╭──

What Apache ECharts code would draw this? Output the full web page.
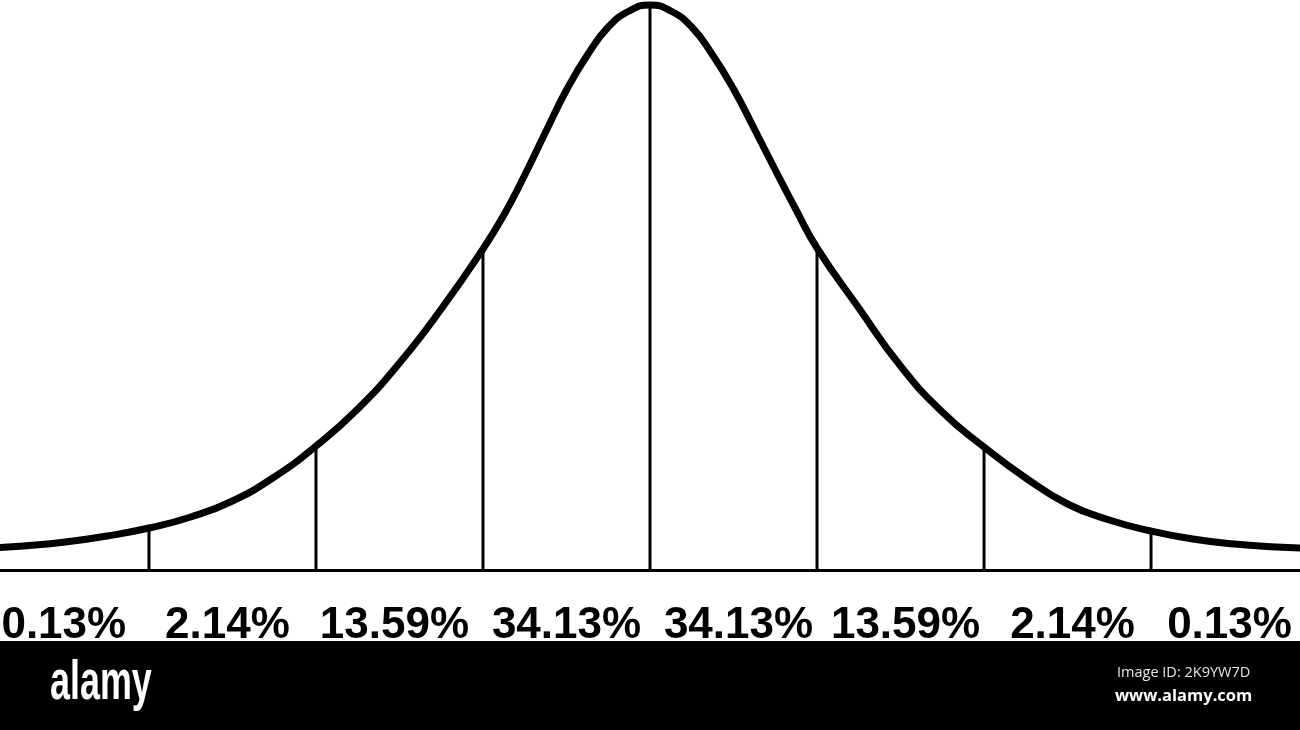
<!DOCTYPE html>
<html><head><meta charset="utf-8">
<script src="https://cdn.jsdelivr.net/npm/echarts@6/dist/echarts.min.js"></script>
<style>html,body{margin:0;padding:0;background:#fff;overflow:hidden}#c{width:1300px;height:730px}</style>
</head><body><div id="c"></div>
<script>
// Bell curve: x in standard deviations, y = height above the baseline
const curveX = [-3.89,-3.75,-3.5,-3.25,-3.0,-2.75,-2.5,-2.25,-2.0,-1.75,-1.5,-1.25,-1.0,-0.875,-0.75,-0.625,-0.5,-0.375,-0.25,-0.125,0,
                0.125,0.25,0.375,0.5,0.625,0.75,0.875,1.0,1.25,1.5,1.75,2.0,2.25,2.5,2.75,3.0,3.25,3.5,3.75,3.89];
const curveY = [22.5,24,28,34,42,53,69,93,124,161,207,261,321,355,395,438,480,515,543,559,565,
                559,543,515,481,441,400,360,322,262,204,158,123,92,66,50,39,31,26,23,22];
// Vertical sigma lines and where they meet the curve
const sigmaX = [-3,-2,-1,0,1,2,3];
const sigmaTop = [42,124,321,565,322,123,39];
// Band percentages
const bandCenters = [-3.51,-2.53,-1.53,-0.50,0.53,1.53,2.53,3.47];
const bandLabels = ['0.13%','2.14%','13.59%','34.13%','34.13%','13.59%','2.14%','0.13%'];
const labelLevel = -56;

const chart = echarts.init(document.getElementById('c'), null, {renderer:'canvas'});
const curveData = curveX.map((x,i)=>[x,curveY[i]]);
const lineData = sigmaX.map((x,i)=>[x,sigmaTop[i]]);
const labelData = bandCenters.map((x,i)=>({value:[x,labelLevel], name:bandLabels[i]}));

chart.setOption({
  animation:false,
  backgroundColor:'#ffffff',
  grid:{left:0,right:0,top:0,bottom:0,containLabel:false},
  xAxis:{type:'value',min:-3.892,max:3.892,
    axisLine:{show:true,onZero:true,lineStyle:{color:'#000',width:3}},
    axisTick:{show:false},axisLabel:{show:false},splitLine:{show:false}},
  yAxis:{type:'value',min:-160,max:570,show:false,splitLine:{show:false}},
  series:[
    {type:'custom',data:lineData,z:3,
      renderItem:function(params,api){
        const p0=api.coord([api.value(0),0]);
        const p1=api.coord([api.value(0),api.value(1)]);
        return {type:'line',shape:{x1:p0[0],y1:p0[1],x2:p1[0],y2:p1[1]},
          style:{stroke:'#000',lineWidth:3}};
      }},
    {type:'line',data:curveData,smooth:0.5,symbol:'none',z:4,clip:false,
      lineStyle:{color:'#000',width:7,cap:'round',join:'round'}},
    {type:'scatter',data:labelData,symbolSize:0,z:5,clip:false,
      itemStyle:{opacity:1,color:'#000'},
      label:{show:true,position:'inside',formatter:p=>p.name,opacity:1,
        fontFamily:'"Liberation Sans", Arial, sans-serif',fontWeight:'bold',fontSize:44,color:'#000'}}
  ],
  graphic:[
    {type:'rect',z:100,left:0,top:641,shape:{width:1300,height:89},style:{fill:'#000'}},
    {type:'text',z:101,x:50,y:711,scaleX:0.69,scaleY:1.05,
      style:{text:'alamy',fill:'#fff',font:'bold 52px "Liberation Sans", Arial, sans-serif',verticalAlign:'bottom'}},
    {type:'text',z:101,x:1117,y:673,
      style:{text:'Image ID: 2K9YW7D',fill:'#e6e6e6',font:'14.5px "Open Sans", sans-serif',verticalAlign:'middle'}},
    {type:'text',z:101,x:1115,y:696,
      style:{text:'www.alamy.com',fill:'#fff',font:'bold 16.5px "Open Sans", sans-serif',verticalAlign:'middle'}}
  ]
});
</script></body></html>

╰──

Set down the material exactly, every line of it, except for the pictures.

--- Final answer ---
What Apache ECharts code would draw this? Output the full web page.
<!DOCTYPE html>
<html><head><meta charset="utf-8">
<script src="https://cdn.jsdelivr.net/npm/echarts@6/dist/echarts.min.js"></script>
<style>html,body{margin:0;padding:0;background:#fff;overflow:hidden}#c{width:1300px;height:730px}</style>
</head><body><div id="c"></div>
<script>
// Bell curve: x in standard deviations, y = height above the baseline
const curveX = [-3.89,-3.75,-3.5,-3.25,-3.0,-2.75,-2.5,-2.25,-2.0,-1.75,-1.5,-1.25,-1.0,-0.875,-0.75,-0.625,-0.5,-0.375,-0.25,-0.125,0,
                0.125,0.25,0.375,0.5,0.625,0.75,0.875,1.0,1.25,1.5,1.75,2.0,2.25,2.5,2.75,3.0,3.25,3.5,3.75,3.89];
const curveY = [22.5,24,28,34,42,53,69,93,124,161,207,261,321,355,395,438,480,515,543,559,565,
                559,543,515,481,441,400,360,322,262,204,158,123,92,66,50,39,31,26,23,22];
// Vertical sigma lines and where they meet the curve
const sigmaX = [-3,-2,-1,0,1,2,3];
const sigmaTop = [42,124,321,565,322,123,39];
// Band percentages
const bandCenters = [-3.51,-2.53,-1.53,-0.50,0.53,1.53,2.53,3.47];
const bandLabels = ['0.13%','2.14%','13.59%','34.13%','34.13%','13.59%','2.14%','0.13%'];
const labelLevel = -56;

const chart = echarts.init(document.getElementById('c'), null, {renderer:'canvas'});
const curveData = curveX.map((x,i)=>[x,curveY[i]]);
const lineData = sigmaX.map((x,i)=>[x,sigmaTop[i]]);
const labelData = bandCenters.map((x,i)=>({value:[x,labelLevel], name:bandLabels[i]}));

chart.setOption({
  animation:false,
  backgroundColor:'#ffffff',
  grid:{left:0,right:0,top:0,bottom:0,containLabel:false},
  xAxis:{type:'value',min:-3.892,max:3.892,
    axisLine:{show:true,onZero:true,lineStyle:{color:'#000',width:3}},
    axisTick:{show:false},axisLabel:{show:false},splitLine:{show:false}},
  yAxis:{type:'value',min:-160,max:570,show:false,splitLine:{show:false}},
  series:[
    {type:'custom',data:lineData,z:3,
      renderItem:function(params,api){
        const p0=api.coord([api.value(0),0]);
        const p1=api.coord([api.value(0),api.value(1)]);
        return {type:'line',shape:{x1:p0[0],y1:p0[1],x2:p1[0],y2:p1[1]},
          style:{stroke:'#000',lineWidth:3}};
      }},
    {type:'line',data:curveData,smooth:0.5,symbol:'none',z:4,clip:false,
      lineStyle:{color:'#000',width:7,cap:'round',join:'round'}},
    {type:'scatter',data:labelData,symbolSize:0,z:5,clip:false,
      itemStyle:{opacity:1,color:'#000'},
      label:{show:true,position:'inside',formatter:p=>p.name,opacity:1,
        fontFamily:'"Liberation Sans", Arial, sans-serif',fontWeight:'bold',fontSize:44,color:'#000'}}
  ],
  graphic:[
    {type:'rect',z:100,left:0,top:641,shape:{width:1300,height:89},style:{fill:'#000'}},
    {type:'text',z:101,x:50,y:711,scaleX:0.69,scaleY:1.05,
      style:{text:'alamy',fill:'#fff',font:'bold 52px "Liberation Sans", Arial, sans-serif',verticalAlign:'bottom'}},
    {type:'text',z:101,x:1117,y:673,
      style:{text:'Image ID: 2K9YW7D',fill:'#e6e6e6',font:'14.5px "Open Sans", sans-serif',verticalAlign:'middle'}},
    {type:'text',z:101,x:1115,y:696,
      style:{text:'www.alamy.com',fill:'#fff',font:'bold 16.5px "Open Sans", sans-serif',verticalAlign:'middle'}}
  ]
});
</script></body></html>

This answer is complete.